Manufacturing is being relocated from the U.S. to Mexico and Southeast Asia—bypassing tariffs while maintaining access to the American market.

Toyota and Honda are investing heavily in Mexican and Southeast Asian plants where labor is cheaper and tariffs don’t bite.

The message is clear: Japan will no longer be cornered into economic submission.

What’s next? Japan may escalate by restricting exports of critical technologies—particularly solid-state batteries, where it currently leads the world.

With the U.S. aiming to dominate EV production, the loss of Japanese battery tech would be catastrophic.

Further retaliatory tariffs on American imports are also on the table, targeting electronics, machinery, and food.

Meanwhile, Japan is deepening ties with the European Union.

Trade agreements are flourishing, opening up new markets for Japanese automakers and allowing the country to reduce dependence on U.S. trade entirely.

The EU is now a strategic partner, both in sales and technology.

Japanese EV production in Europe is growing rapidly, and unlike Washington, Brussels isn’t slapping 25% tariffs on innovation.

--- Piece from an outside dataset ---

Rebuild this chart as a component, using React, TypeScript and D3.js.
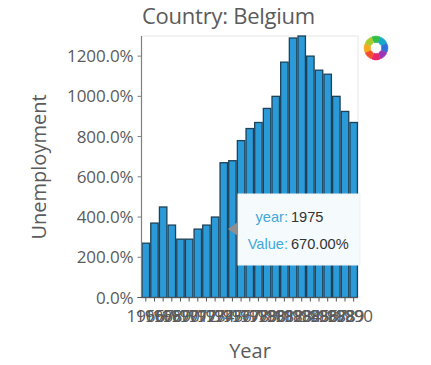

What we are witnessing is not the collapse of the American economy, but a pivotal transition in global finance.

The dollar is no longer the unquestioned king—it is now one of many currencies navigating a multipolar world.

Japan’s move was not loud, not hostile, and not impulsive.

It was precise, cold, and entirely legal.

And it may go down in history as the moment the U.S.-led financial order began to unravel—not with a bang, but with a bond dump.